- **AVAILABLE DATA**
►

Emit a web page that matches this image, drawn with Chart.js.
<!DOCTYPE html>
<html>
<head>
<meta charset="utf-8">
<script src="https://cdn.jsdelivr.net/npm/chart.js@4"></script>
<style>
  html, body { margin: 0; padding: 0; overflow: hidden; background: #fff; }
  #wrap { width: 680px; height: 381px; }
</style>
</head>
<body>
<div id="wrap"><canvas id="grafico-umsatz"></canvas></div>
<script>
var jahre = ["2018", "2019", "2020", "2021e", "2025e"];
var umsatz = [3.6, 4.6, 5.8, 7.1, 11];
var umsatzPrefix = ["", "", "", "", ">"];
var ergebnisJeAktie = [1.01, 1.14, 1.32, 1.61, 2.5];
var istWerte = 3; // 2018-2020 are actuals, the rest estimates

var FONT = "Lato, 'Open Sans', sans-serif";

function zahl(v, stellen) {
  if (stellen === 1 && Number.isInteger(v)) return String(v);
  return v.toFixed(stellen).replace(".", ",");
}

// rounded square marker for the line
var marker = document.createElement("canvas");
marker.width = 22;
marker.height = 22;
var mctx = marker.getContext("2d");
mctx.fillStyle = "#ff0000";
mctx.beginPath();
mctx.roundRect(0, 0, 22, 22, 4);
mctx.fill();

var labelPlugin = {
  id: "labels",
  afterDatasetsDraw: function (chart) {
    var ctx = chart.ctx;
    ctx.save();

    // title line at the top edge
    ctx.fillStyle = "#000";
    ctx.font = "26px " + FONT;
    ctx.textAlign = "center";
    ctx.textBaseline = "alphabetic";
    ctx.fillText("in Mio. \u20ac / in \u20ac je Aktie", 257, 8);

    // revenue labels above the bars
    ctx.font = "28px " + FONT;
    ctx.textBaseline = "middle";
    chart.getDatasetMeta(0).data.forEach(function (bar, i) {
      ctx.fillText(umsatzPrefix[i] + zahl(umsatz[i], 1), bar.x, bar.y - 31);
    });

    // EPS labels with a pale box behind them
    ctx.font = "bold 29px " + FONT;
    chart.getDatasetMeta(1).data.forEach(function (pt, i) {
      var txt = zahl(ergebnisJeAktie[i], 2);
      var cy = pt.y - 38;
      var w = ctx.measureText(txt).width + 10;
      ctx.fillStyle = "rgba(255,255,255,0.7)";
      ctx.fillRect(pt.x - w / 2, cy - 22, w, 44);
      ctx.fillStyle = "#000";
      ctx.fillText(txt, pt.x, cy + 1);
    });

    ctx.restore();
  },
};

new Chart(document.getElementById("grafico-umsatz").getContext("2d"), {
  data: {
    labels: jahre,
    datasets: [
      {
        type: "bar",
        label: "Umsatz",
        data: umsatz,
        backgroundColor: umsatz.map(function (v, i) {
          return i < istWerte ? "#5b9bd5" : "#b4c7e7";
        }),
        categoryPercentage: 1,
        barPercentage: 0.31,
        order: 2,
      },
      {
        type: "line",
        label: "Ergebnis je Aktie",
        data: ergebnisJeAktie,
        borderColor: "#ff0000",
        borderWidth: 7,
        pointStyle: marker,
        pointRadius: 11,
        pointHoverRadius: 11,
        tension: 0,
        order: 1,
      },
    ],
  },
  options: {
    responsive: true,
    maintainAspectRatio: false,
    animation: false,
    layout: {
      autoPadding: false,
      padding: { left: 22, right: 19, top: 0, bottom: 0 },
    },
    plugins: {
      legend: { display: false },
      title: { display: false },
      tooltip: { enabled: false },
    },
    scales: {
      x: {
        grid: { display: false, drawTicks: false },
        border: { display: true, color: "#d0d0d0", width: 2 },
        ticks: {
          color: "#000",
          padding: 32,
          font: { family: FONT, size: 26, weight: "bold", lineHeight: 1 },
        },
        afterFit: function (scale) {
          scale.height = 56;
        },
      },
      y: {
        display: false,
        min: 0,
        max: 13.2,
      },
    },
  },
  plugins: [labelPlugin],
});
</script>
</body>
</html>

◄
►

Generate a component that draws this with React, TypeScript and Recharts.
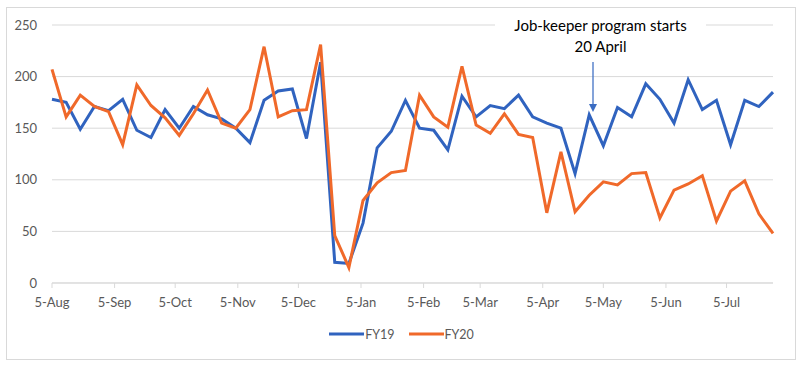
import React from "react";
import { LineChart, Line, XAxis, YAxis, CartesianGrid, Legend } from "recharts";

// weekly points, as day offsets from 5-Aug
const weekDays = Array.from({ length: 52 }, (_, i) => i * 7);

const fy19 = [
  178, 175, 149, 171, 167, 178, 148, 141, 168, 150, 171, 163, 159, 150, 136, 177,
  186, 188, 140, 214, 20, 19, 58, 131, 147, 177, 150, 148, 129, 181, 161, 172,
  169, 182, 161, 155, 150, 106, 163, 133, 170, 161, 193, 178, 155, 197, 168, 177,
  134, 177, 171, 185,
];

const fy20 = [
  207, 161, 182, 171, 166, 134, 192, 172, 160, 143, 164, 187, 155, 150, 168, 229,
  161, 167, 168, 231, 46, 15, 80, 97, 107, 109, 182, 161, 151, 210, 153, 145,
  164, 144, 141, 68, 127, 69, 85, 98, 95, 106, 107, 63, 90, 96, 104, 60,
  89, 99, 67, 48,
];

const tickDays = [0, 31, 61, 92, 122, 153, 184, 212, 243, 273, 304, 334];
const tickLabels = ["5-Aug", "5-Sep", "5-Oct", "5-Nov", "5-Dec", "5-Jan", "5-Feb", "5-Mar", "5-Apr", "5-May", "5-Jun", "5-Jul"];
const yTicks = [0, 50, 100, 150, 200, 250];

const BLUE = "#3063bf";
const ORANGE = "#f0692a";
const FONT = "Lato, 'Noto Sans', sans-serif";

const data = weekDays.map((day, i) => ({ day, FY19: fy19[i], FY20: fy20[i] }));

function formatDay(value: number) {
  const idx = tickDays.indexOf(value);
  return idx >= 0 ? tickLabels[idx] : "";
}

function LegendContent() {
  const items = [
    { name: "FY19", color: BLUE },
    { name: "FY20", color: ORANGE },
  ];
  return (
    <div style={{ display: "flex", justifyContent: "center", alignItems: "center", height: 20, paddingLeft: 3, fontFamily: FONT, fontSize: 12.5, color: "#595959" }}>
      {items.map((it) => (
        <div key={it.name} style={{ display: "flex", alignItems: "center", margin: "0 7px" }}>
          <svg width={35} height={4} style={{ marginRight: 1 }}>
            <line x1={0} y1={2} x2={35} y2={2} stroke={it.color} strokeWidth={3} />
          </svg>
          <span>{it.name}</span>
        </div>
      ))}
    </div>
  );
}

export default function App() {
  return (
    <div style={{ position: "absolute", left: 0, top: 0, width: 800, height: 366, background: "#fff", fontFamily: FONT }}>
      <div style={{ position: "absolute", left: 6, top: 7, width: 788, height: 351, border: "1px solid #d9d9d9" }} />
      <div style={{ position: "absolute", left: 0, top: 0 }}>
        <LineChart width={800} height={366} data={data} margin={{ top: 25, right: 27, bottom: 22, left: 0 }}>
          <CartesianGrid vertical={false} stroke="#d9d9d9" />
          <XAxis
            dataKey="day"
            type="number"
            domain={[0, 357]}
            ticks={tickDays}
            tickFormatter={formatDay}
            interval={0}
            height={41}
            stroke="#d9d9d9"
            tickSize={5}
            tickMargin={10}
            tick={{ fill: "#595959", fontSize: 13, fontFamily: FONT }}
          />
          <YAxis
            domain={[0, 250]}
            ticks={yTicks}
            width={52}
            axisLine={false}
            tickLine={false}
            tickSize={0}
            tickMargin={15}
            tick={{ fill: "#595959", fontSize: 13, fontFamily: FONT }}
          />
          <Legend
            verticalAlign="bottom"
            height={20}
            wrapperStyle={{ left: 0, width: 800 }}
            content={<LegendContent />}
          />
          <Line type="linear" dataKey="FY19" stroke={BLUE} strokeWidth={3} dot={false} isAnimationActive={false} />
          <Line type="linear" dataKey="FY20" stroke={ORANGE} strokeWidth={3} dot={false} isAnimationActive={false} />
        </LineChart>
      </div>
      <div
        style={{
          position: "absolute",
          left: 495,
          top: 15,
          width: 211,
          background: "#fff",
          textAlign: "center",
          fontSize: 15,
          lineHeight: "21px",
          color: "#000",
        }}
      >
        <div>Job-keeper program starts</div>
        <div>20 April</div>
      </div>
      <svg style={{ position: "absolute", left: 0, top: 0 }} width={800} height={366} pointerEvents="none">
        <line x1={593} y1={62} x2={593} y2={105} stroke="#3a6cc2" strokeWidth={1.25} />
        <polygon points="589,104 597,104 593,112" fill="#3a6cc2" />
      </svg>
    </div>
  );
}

◄
►

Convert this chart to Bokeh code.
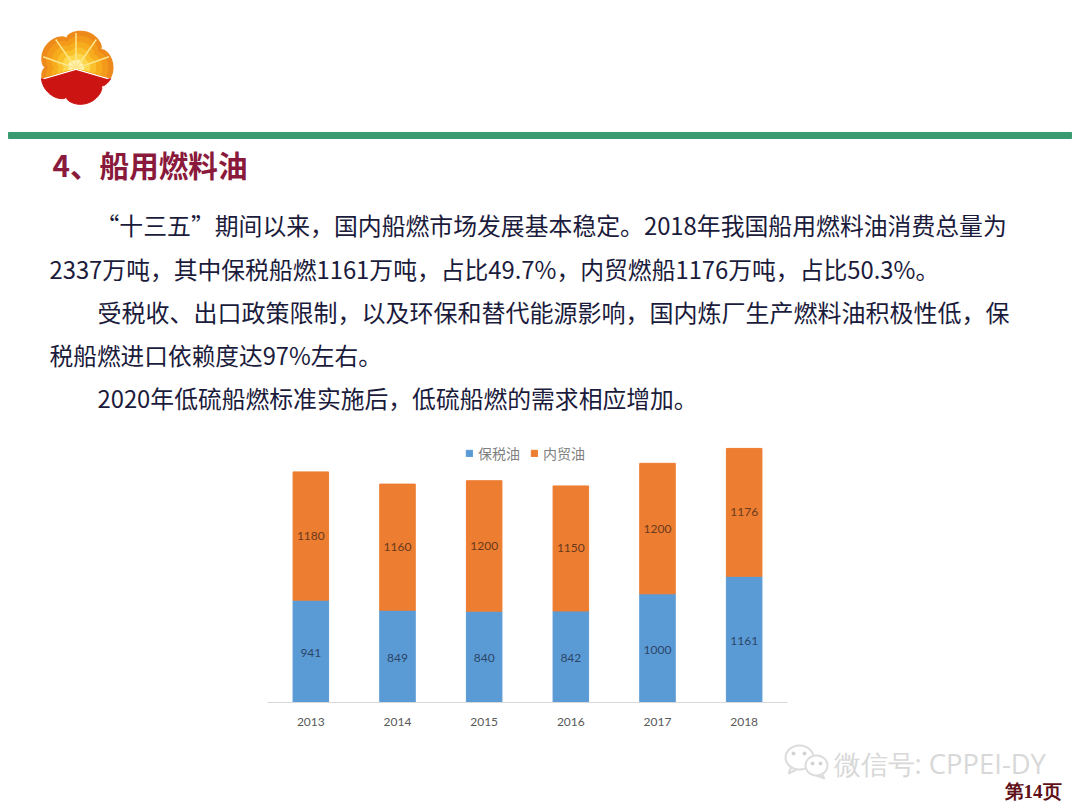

◄

- **WHAT THE TASK ASKS**
Select and copy every line of the material that holds the string "this".

- **EXERCISE OUTPUT**
Emit a web page that matches this image, drawn with Chart.js.
Generate a component that draws this with React, TypeScript and Recharts.
Convert this chart to Bokeh code.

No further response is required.